Migrant worker activist severely embarrassed by relative's probe

Redazione Ansa

(ANSA) - ROME, NOV 29 - The mother in law of migrant worker trade unionist, anti-gangmastering activist and Italy's only black MP Aboubakar Soumahoro on Tuesday agreed to pay one of her workers two years of unpaid wages as part of a case that has seen her probed for fraud and embezzlement in running two migrant farm cooperatives south of Rome and severely embarrassed her son in law, prompting his self-suspension from his Green-Left party.
    Marie Terese Mukamitsindo, who runs the Karibu and Consorzio Aid cooperatives, agreed in a legal deal to pay a woman who used to work for the first coop all owed wages and extras from 2021 to 2022.
    Italian police are delving into Mukamitsindo's accounts in an investigation for embezzlement and aggravated fraud for suspected false invoicing in connection with the two farm cooperatives she runs at Latina south of Rome, judicial sources said Monday.
    They said Tuesday they had almost finished winding up their investigations.
    On Sunday cooperative workers said they had been "fooled" by 42-year-old Ivorian-born activist Soumahoro, who has suspended himself from his Green-Left party although he himself is not under investigation in the probe.

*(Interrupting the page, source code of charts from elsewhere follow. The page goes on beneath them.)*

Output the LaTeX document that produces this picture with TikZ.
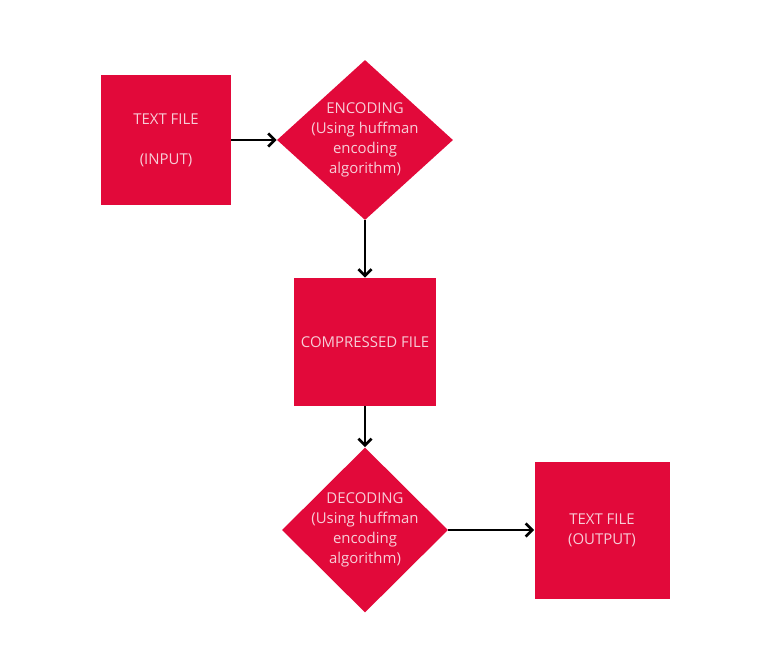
\documentclass[tikz,border=0pt]{standalone}
\usepackage{fontspec}
\setmainfont{Open Sans}
\usetikzlibrary{shapes.geometric}
\usetikzlibrary{arrows.meta}
\definecolor{boxred}{HTML}{E2093A}
\definecolor{boxtext}{HTML}{F7CDD7}

\begin{document}
\begin{tikzpicture}[x=0.75pt, y=-0.75pt,
  box/.style={fill=boxred, text=boxtext, align=center, font=\fontsize{11.2}{15}\selectfont},
  dia/.style={box, diamond, inner sep=-9pt},
  arr/.style={-{Straight Barb[length=5pt, width=10pt]}, line width=2pt, black}]
\useasboundingbox (0,0) rectangle (768,658);
\node(A) [box, minimum width=130*0.75pt, minimum height=130*0.75pt] at (166,140) {TEXT FILE\\[15pt](INPUT)};
\node(B) [dia, minimum width=176*0.75pt, minimum height=160*0.75pt] at (365,140) {ENCODING\\(Using huffman\\encoding\\algorithm)};
\node(C) [box, minimum width=142*0.75pt, minimum height=128*0.75pt] at (365,342) {COMPRESSED FILE};
\node(D) [dia, minimum width=166*0.75pt, minimum height=165*0.75pt] at (365,530) {DECODING\\(Using huffman\\encoding\\algorithm)};
\node(E) [box, minimum width=135*0.75pt, minimum height=137*0.75pt] at (602,530) {TEXT FILE\\(OUTPUT)};
\draw[arr] (A.east) -- (B.west);
\draw[arr] (B.south) -- (C.north);
\draw[arr] (C.south) -- (D.north);
\draw[arr] (D.east) -- (E.west);
\end{tikzpicture}
\end{document}
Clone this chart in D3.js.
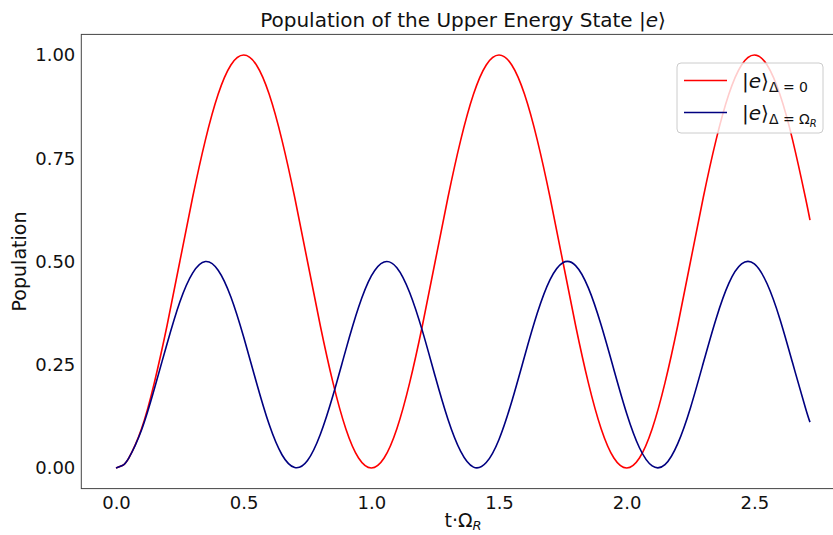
<!DOCTYPE html>
<html>
<head>
<meta charset="utf-8">
<script src="https://cdn.jsdelivr.net/npm/d3@7.9.0/dist/d3.min.js"></script>
<style>
  body { margin: 0; background: #fff; }
  svg { font-family: "DejaVu Sans", sans-serif; }
</style>
</head>
<body>
<svg id="chart" width="833" height="535"></svg>
<script>
// time samples (t·Ω_R), every 0.05 plus the last point
const times = [
  0.00, 0.025, 0.05, 0.10, 0.15, 0.20, 0.25, 0.30, 0.35, 0.40, 0.45,
  0.50, 0.55, 0.60, 0.65, 0.70, 0.75, 0.80, 0.85, 0.90, 0.95,
  1.00, 1.05, 1.10, 1.15, 1.20, 1.25, 1.30, 1.35, 1.40, 1.45,
  1.50, 1.55, 1.60, 1.65, 1.70, 1.75, 1.80, 1.85, 1.90, 1.95,
  2.00, 2.05, 2.10, 2.15, 2.20, 2.25, 2.30, 2.35, 2.40, 2.45,
  2.50, 2.55, 2.60, 2.65, 2.70, 2.718
];
// population |e>, resonant (Δ = 0)
const popResonant = [
  0.000, 0.006, 0.024, 0.095, 0.206, 0.345, 0.500, 0.655, 0.794, 0.905, 0.976,
  1.000, 0.976, 0.905, 0.794, 0.655, 0.500, 0.345, 0.206, 0.095, 0.024,
  0.000, 0.024, 0.095, 0.206, 0.345, 0.500, 0.655, 0.794, 0.905, 0.976,
  1.000, 0.976, 0.905, 0.794, 0.655, 0.500, 0.345, 0.206, 0.095, 0.024,
  0.000, 0.024, 0.095, 0.206, 0.345, 0.500, 0.655, 0.794, 0.905, 0.976,
  1.000, 0.976, 0.905, 0.794, 0.655, 0.600
];
// population |e>, detuned (Δ = Ω_R)
const popDetuned = [
  0.000, 0.006, 0.024, 0.092, 0.191, 0.301, 0.402, 0.472, 0.500, 0.479, 0.414,
  0.317, 0.207, 0.105, 0.032, 0.001, 0.018, 0.081, 0.176, 0.286, 0.389,
  0.465, 0.499, 0.485, 0.425, 0.332, 0.222, 0.118, 0.040, 0.002, 0.013,
  0.069, 0.161, 0.270, 0.375, 0.456, 0.497, 0.490, 0.436, 0.346, 0.238,
  0.132, 0.049, 0.005, 0.008, 0.059, 0.146, 0.254, 0.361, 0.447, 0.494,
  0.494, 0.446, 0.361, 0.254, 0.146, 0.111
];
const xTicks = [0.0, 0.5, 1.0, 1.5, 2.0, 2.5];
const yTicks = [0.00, 0.25, 0.50, 0.75, 1.00];

const svg = d3.select('#chart');
const plotLeft = 81.3, plotRight = 844.7, plotTop = 34.4, plotBottom = 488.6;

const x = d3.scaleLinear().domain([-0.1359, 2.8539]).range([plotLeft, plotRight]);
const y = d3.scaleLinear().domain([-0.05, 1.05]).range([plotBottom, plotTop]);

// curves
const line = d3.line()
  .x((d) => x(d[0]))
  .y((d) => y(d[1]))
  .curve(d3.curveNatural);

svg.append('path')
  .datum(times.map((t, i) => [t, popResonant[i]]))
  .attr('d', line)
  .attr('fill', 'none')
  .attr('stroke', '#ff0000')
  .attr('stroke-width', 1.6);

svg.append('path')
  .datum(times.map((t, i) => [t, popDetuned[i]]))
  .attr('d', line)
  .attr('fill', 'none')
  .attr('stroke', '#000080')
  .attr('stroke-width', 1.6);

// frame
svg.append('rect')
  .attr('x', plotLeft).attr('y', plotTop)
  .attr('width', plotRight - plotLeft).attr('height', plotBottom - plotTop)
  .attr('fill', 'none')
  .attr('stroke', '#444')
  .attr('stroke-width', 1);

// axes
const xAxis = svg.append('g')
  .attr('transform', `translate(0,${plotBottom})`)
  .call(d3.axisBottom(x).tickValues(xTicks).tickFormat(d3.format('.1f')).tickSize(0).tickPadding(8));
const yAxis = svg.append('g')
  .attr('transform', `translate(${plotLeft},0)`)
  .call(d3.axisLeft(y).tickValues(yTicks).tickFormat(d3.format('.2f')).tickSize(0).tickPadding(6));
[xAxis, yAxis].forEach((g) => {
  g.select('.domain').remove();
  g.selectAll('text')
    .attr('fill', '#111')
    .style('font-size', '18px')
    .style('font-family', '"DejaVu Sans", sans-serif');
});

// title and labels
svg.append('text')
  .attr('x', (plotLeft + plotRight) / 2).attr('y', 27)
  .attr('text-anchor', 'middle')
  .style('font-size', '20px')
  .attr('fill', '#111')
  .html('Population of the Upper Energy State |<tspan font-style="italic">e</tspan>⟩');

svg.append('text')
  .attr('x', (plotLeft + plotRight) / 2).attr('y', 527)
  .attr('text-anchor', 'middle')
  .style('font-size', '19px')
  .attr('fill', '#111')
  .html('t·Ω<tspan font-size="13px" font-style="italic" dy="3">R</tspan>');

svg.append('text')
  .attr('transform', `translate(26,${(plotTop + plotBottom) / 2}) rotate(-90)`)
  .attr('text-anchor', 'middle')
  .style('font-size', '19px')
  .attr('fill', '#111')
  .text('Population');

// legend
const legend = svg.append('g');
legend.append('rect')
  .attr('x', 677).attr('y', 63)
  .attr('width', 146).attr('height', 70)
  .attr('rx', 4)
  .attr('fill', '#fff').attr('fill-opacity', 0.8)
  .attr('stroke', '#cccccc');

const entries = [
  { color: '#ff0000', sub: 'Δ = 0', y: 80.5 },
  { color: '#000080', sub: 'Δ = Ω', y: 112.5, r: true }
];
entries.forEach((e) => {
  legend.append('line')
    .attr('x1', 684).attr('x2', 727)
    .attr('y1', e.y).attr('y2', e.y)
    .attr('stroke', e.color).attr('stroke-width', 1.6);
  const t = legend.append('text')
    .attr('x', 742).attr('y', e.y + 7)
    .style('font-size', '20px')
    .attr('fill', '#111');
  t.append('tspan').text('|');
  t.append('tspan').attr('font-style', 'italic').text('e');
  t.append('tspan').text('⟩');
  t.append('tspan').attr('font-size', '14px').attr('dy', 4).text(e.sub);
  if (e.r) {
    t.append('tspan').attr('font-size', '10px').attr('font-style', 'italic').attr('dy', 3).text('R');
  }
});
</script>
</body>
</html>
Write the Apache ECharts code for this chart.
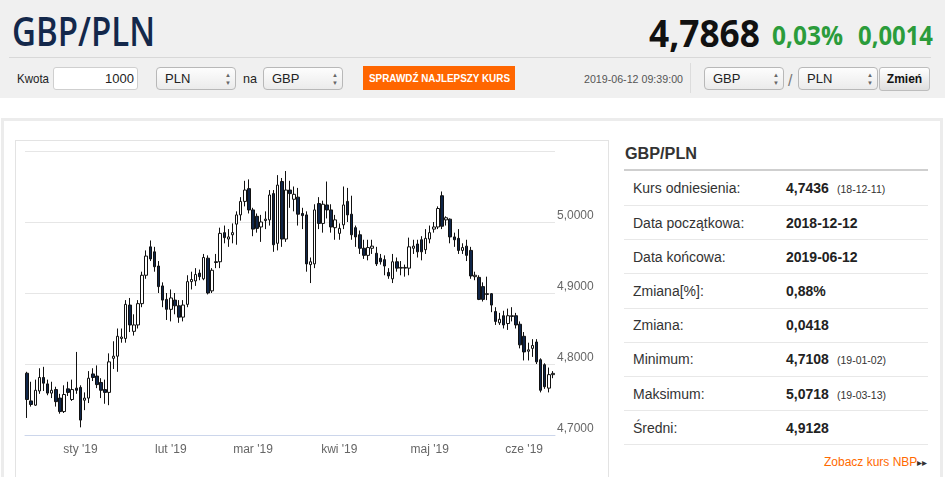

    Soumahoro has also defended his wife, also not under investigation but believed to have had a role in the coops, after pictures of her wearing designer clothes and accessories came out.
    He said that the woman, Liliane Murekatete, enjoyed "the right to fashion".
    Soumahoro, a hero to many, became Italy's only current black MP after the September 25 general election where he was 'parachuted' into a safe Green-Left seat at Modena in Emilia-Romagna.
    He turned up for the first parliamentary session in muddy wellies to highlight the continued plight of the labourers whose rights he has been defending against gangmasters and other exploitation for over a decade.
    Police in Latina, a city founded by Mussolini after he reclaimed the Pomptine Marshes in the 1930s, are going through documents on funding and grants for the two cooperatives run by Mukamitsindo.
    The are sifting them for evidence of unpaid wages and rents, judicial sources said.
    The Italian Left and Green leaders said Sunday they were looking closely at the probe while stressing that Soumahoro was not at the moment directly implicated.
    Left leader Nicola Fratoianni said the parties would "assume full political responsibility" while being "unaware of any offence" committed by their MP. (ANSA).